DATASET EXCERPT
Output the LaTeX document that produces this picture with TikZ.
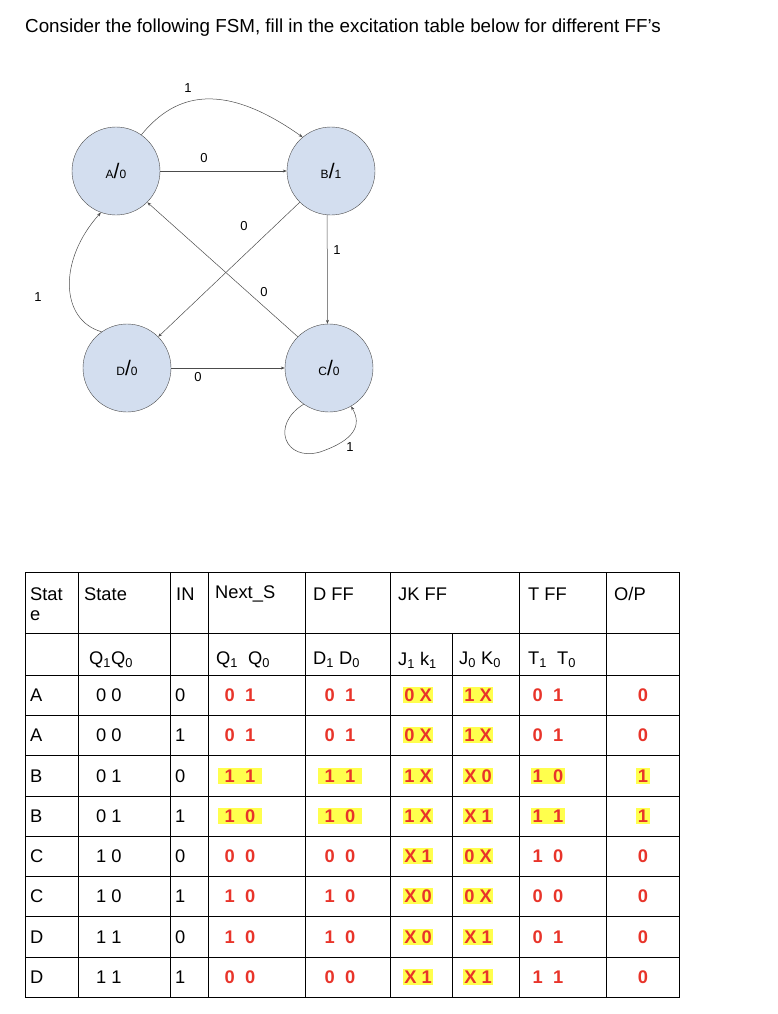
\documentclass[tikz,border=0pt]{standalone}
\usepackage{fontspec}
\setmainfont{Liberation Sans}
\usetikzlibrary{arrows.meta}
\definecolor{stfill}{HTML}{D3DEEF}
\definecolor{rd}{HTML}{E8342A}
\definecolor{hy}{HTML}{FFFF4D}
\newcommand{\hlx}[1]{\setlength{\fboxsep}{1.5pt}\colorbox{hy}{#1}}
\begin{document}
\begin{tikzpicture}[x=1pt,y=-1pt,
  st/.style={circle,draw=black!70,fill=stfill,minimum size=88pt,inner sep=0pt},
  ed/.style={draw=black!70,line width=0.5pt,-{Stealth[length=4pt,width=3pt]}},
  lb/.style={font=\fontsize{13}{15}\selectfont},
  tx/.style={font=\fontsize{18.3}{21}\selectfont,anchor=west,inner sep=0pt},
  val/.style={font=\fontsize{18.3}{21}\selectfont\bfseries,text=rd,inner sep=0pt},
  grid/.style={draw=black,line width=0.9pt}]
\useasboundingbox (0,0) rectangle (778,1014);
\node[anchor=west,inner sep=0pt,font=\fontsize{18.8}{22}\selectfont] (title) at (25,28) {Consider the following FSM, fill in the excitation table below for different FF’s};
% states
\node[st] (A) at (116,171) {{\fontsize{12}{14}\selectfont A}{\fontsize{21}{22}\selectfont/}{\fontsize{12}{14}\selectfont 0}};
\node[st] (B) at (331,171) {{\fontsize{12}{14}\selectfont B}{\fontsize{21}{22}\selectfont/}{\fontsize{12}{14}\selectfont 1}};
\node[st] (D) at (127,368) {{\fontsize{12}{14}\selectfont D}{\fontsize{21}{22}\selectfont/}{\fontsize{12}{14}\selectfont 0}};
\node[st] (C) at (329,368) {{\fontsize{12}{14}\selectfont C}{\fontsize{21}{22}\selectfont/}{\fontsize{12}{14}\selectfont 0}};
% edges
\draw[ed] (A.55) .. controls (170,100) and (215,75) .. (B.130);
\node[lb] (l1) at (188,88) {1};
\draw[ed] (A) -- (B);
\node[lb] (l2) at (204,158) {0};
\draw[ed] (B.225) -- (D.45);
\node[lb] (l3) at (244,226) {0};
\draw[ed] (C.135) -- (A.315);
\node[lb] (l4) at (264,292) {0};
\draw[ed] (B.265) -- (C.92);
\node[lb] (l5) at (337,250) {1};
\draw[ed] (D.125) .. controls (60,320) and (58,260) .. (A.250);
\node[lb] (l6) at (38,297) {1};
\draw[ed] (D) -- (C);
\node[lb] (l7) at (198,377) {0};
\draw[ed] (C.235) .. controls (270,425) and (285,462) .. (320,452) .. controls (355,440) and (362,425) .. (C.300);
\node[lb] (l8) at (350,447) {1};
% table grid
\draw[grid] (25,572) rectangle (679,997);
\foreach \y in {633,675,715,755,796,836,876,916,957} \draw[grid] (25,\y) -- (679,\y);
\foreach \x in {78,170,208,305,390,519,606} \draw[grid] (\x,572) -- (\x,997);
\draw[grid] (452,633) -- (452,997);
% header
\node[tx] (h1) at (30,594) {Stat};
\node[tx] (h1b) at (30,616) {e};
\node[tx] (h2) at (84,594) {State};
\node[tx] (h3) at (176,594) {IN};
\node[tx] (h4) at (215,594) {Next\_S};
\node[tx] (h5) at (313,594) {D FF};
\node[tx] (h6) at (398,594) {JK FF};
\node[tx] (h7) at (528,594) {T FF};
\node[tx] (h8) at (614,594) {O/P};
\node[tx] (s2) at (89,660) {Q\textsubscript{1}Q\textsubscript{0}};
\node[tx] (s4) at (216,660) {Q\textsubscript{1}\ \ Q\textsubscript{0}};
\node[tx] (s5) at (313,660) {D\textsubscript{1}\ D\textsubscript{0}};
\node[tx] (s6) at (398,660) {J\textsubscript{1} k\textsubscript{1}};
\node[tx] (s7) at (459,660) {J\textsubscript{0} K\textsubscript{0}};
\node[tx] (s8) at (528,660) {T\textsubscript{1}\ \ T\textsubscript{0}};
% rows
\foreach \y/\s/\q/\i/\n/\d/\ja/\jb/\t/\o [count=\k] in {
 695/A/0 0/0/0\ \ 1/0\ \ 1/0 X/1 X/0\ \ 1/0,
 735/A/0 0/1/0\ \ 1/0\ \ 1/0 X/1 X/0\ \ 1/0,
 776/B/0 1/0/\hlx{\ 1\ \ 1\ }/\hlx{\ 1\ \ 1\ }/1 X/X 0/\hlx{1\ \ 0}/\hlx{1},
 816/B/0 1/1/\hlx{\ 1\ \ 0\ }/\hlx{\ 1\ \ 0\ }/1 X/X 1/\hlx{1\ \ 1}/\hlx{1},
 856/C/1 0/0/0\ \ 0/0\ \ 0/X 1/0 X/1\ \ 0/0,
 896/C/1 0/1/1\ \ 0/1\ \ 0/X 0/0 X/0\ \ 0/0,
 937/D/1 1/0/1\ \ 0/1\ \ 0/X 0/X 1/0\ \ 1/0,
 977/D/1 1/1/0\ \ 0/0\ \ 0/X 1/X 1/1\ \ 1/0}{
  \node[tx] (r\k a) at (30,\y) {\s};
  \node[tx] (r\k b) at (96,\y) {\q};
  \node[tx] (r\k c) at (175,\y) {\i};
  \node[val] (r\k d) at (240,\y) {\n};
  \node[val] (r\k e) at (340,\y) {\d};
  \node[val] (r\k f) at (418,\y) {\hlx{\ja}};
  \node[val] (r\k g) at (478,\y) {\hlx{\jb}};
  \node[val] (r\k h) at (548,\y) {\t};
  \node[val] (r\k i) at (643,\y) {\o};
}
\end{tikzpicture}
\end{document}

AIM OF THE TASK
Could you repeat all of the material exactly? Pictures should not be copied.

ANSWER TO THE PROBLEM
Output the LaTeX document that produces this picture with TikZ.
\documentclass[tikz,border=0pt]{standalone}
\usepackage{fontspec}
\setmainfont{Liberation Sans}
\usetikzlibrary{arrows.meta}
\definecolor{stfill}{HTML}{D3DEEF}
\definecolor{rd}{HTML}{E8342A}
\definecolor{hy}{HTML}{FFFF4D}
\newcommand{\hlx}[1]{\setlength{\fboxsep}{1.5pt}\colorbox{hy}{#1}}
\begin{document}
\begin{tikzpicture}[x=1pt,y=-1pt,
  st/.style={circle,draw=black!70,fill=stfill,minimum size=88pt,inner sep=0pt},
  ed/.style={draw=black!70,line width=0.5pt,-{Stealth[length=4pt,width=3pt]}},
  lb/.style={font=\fontsize{13}{15}\selectfont},
  tx/.style={font=\fontsize{18.3}{21}\selectfont,anchor=west,inner sep=0pt},
  val/.style={font=\fontsize{18.3}{21}\selectfont\bfseries,text=rd,inner sep=0pt},
  grid/.style={draw=black,line width=0.9pt}]
\useasboundingbox (0,0) rectangle (778,1014);
\node[anchor=west,inner sep=0pt,font=\fontsize{18.8}{22}\selectfont] (title) at (25,28) {Consider the following FSM, fill in the excitation table below for different FF’s};
% states
\node[st] (A) at (116,171) {{\fontsize{12}{14}\selectfont A}{\fontsize{21}{22}\selectfont/}{\fontsize{12}{14}\selectfont 0}};
\node[st] (B) at (331,171) {{\fontsize{12}{14}\selectfont B}{\fontsize{21}{22}\selectfont/}{\fontsize{12}{14}\selectfont 1}};
\node[st] (D) at (127,368) {{\fontsize{12}{14}\selectfont D}{\fontsize{21}{22}\selectfont/}{\fontsize{12}{14}\selectfont 0}};
\node[st] (C) at (329,368) {{\fontsize{12}{14}\selectfont C}{\fontsize{21}{22}\selectfont/}{\fontsize{12}{14}\selectfont 0}};
% edges
\draw[ed] (A.55) .. controls (170,100) and (215,75) .. (B.130);
\node[lb] (l1) at (188,88) {1};
\draw[ed] (A) -- (B);
\node[lb] (l2) at (204,158) {0};
\draw[ed] (B.225) -- (D.45);
\node[lb] (l3) at (244,226) {0};
\draw[ed] (C.135) -- (A.315);
\node[lb] (l4) at (264,292) {0};
\draw[ed] (B.265) -- (C.92);
\node[lb] (l5) at (337,250) {1};
\draw[ed] (D.125) .. controls (60,320) and (58,260) .. (A.250);
\node[lb] (l6) at (38,297) {1};
\draw[ed] (D) -- (C);
\node[lb] (l7) at (198,377) {0};
\draw[ed] (C.235) .. controls (270,425) and (285,462) .. (320,452) .. controls (355,440) and (362,425) .. (C.300);
\node[lb] (l8) at (350,447) {1};
% table grid
\draw[grid] (25,572) rectangle (679,997);
\foreach \y in {633,675,715,755,796,836,876,916,957} \draw[grid] (25,\y) -- (679,\y);
\foreach \x in {78,170,208,305,390,519,606} \draw[grid] (\x,572) -- (\x,997);
\draw[grid] (452,633) -- (452,997);
% header
\node[tx] (h1) at (30,594) {Stat};
\node[tx] (h1b) at (30,616) {e};
\node[tx] (h2) at (84,594) {State};
\node[tx] (h3) at (176,594) {IN};
\node[tx] (h4) at (215,594) {Next\_S};
\node[tx] (h5) at (313,594) {D FF};
\node[tx] (h6) at (398,594) {JK FF};
\node[tx] (h7) at (528,594) {T FF};
\node[tx] (h8) at (614,594) {O/P};
\node[tx] (s2) at (89,660) {Q\textsubscript{1}Q\textsubscript{0}};
\node[tx] (s4) at (216,660) {Q\textsubscript{1}\ \ Q\textsubscript{0}};
\node[tx] (s5) at (313,660) {D\textsubscript{1}\ D\textsubscript{0}};
\node[tx] (s6) at (398,660) {J\textsubscript{1} k\textsubscript{1}};
\node[tx] (s7) at (459,660) {J\textsubscript{0} K\textsubscript{0}};
\node[tx] (s8) at (528,660) {T\textsubscript{1}\ \ T\textsubscript{0}};
% rows
\foreach \y/\s/\q/\i/\n/\d/\ja/\jb/\t/\o [count=\k] in {
 695/A/0 0/0/0\ \ 1/0\ \ 1/0 X/1 X/0\ \ 1/0,
 735/A/0 0/1/0\ \ 1/0\ \ 1/0 X/1 X/0\ \ 1/0,
 776/B/0 1/0/\hlx{\ 1\ \ 1\ }/\hlx{\ 1\ \ 1\ }/1 X/X 0/\hlx{1\ \ 0}/\hlx{1},
 816/B/0 1/1/\hlx{\ 1\ \ 0\ }/\hlx{\ 1\ \ 0\ }/1 X/X 1/\hlx{1\ \ 1}/\hlx{1},
 856/C/1 0/0/0\ \ 0/0\ \ 0/X 1/0 X/1\ \ 0/0,
 896/C/1 0/1/1\ \ 0/1\ \ 0/X 0/0 X/0\ \ 0/0,
 937/D/1 1/0/1\ \ 0/1\ \ 0/X 0/X 1/0\ \ 1/0,
 977/D/1 1/1/0\ \ 0/0\ \ 0/X 1/X 1/1\ \ 1/0}{
  \node[tx] (r\k a) at (30,\y) {\s};
  \node[tx] (r\k b) at (96,\y) {\q};
  \node[tx] (r\k c) at (175,\y) {\i};
  \node[val] (r\k d) at (240,\y) {\n};
  \node[val] (r\k e) at (340,\y) {\d};
  \node[val] (r\k f) at (418,\y) {\hlx{\ja}};
  \node[val] (r\k g) at (478,\y) {\hlx{\jb}};
  \node[val] (r\k h) at (548,\y) {\t};
  \node[val] (r\k i) at (643,\y) {\o};
}
\end{tikzpicture}
\end{document}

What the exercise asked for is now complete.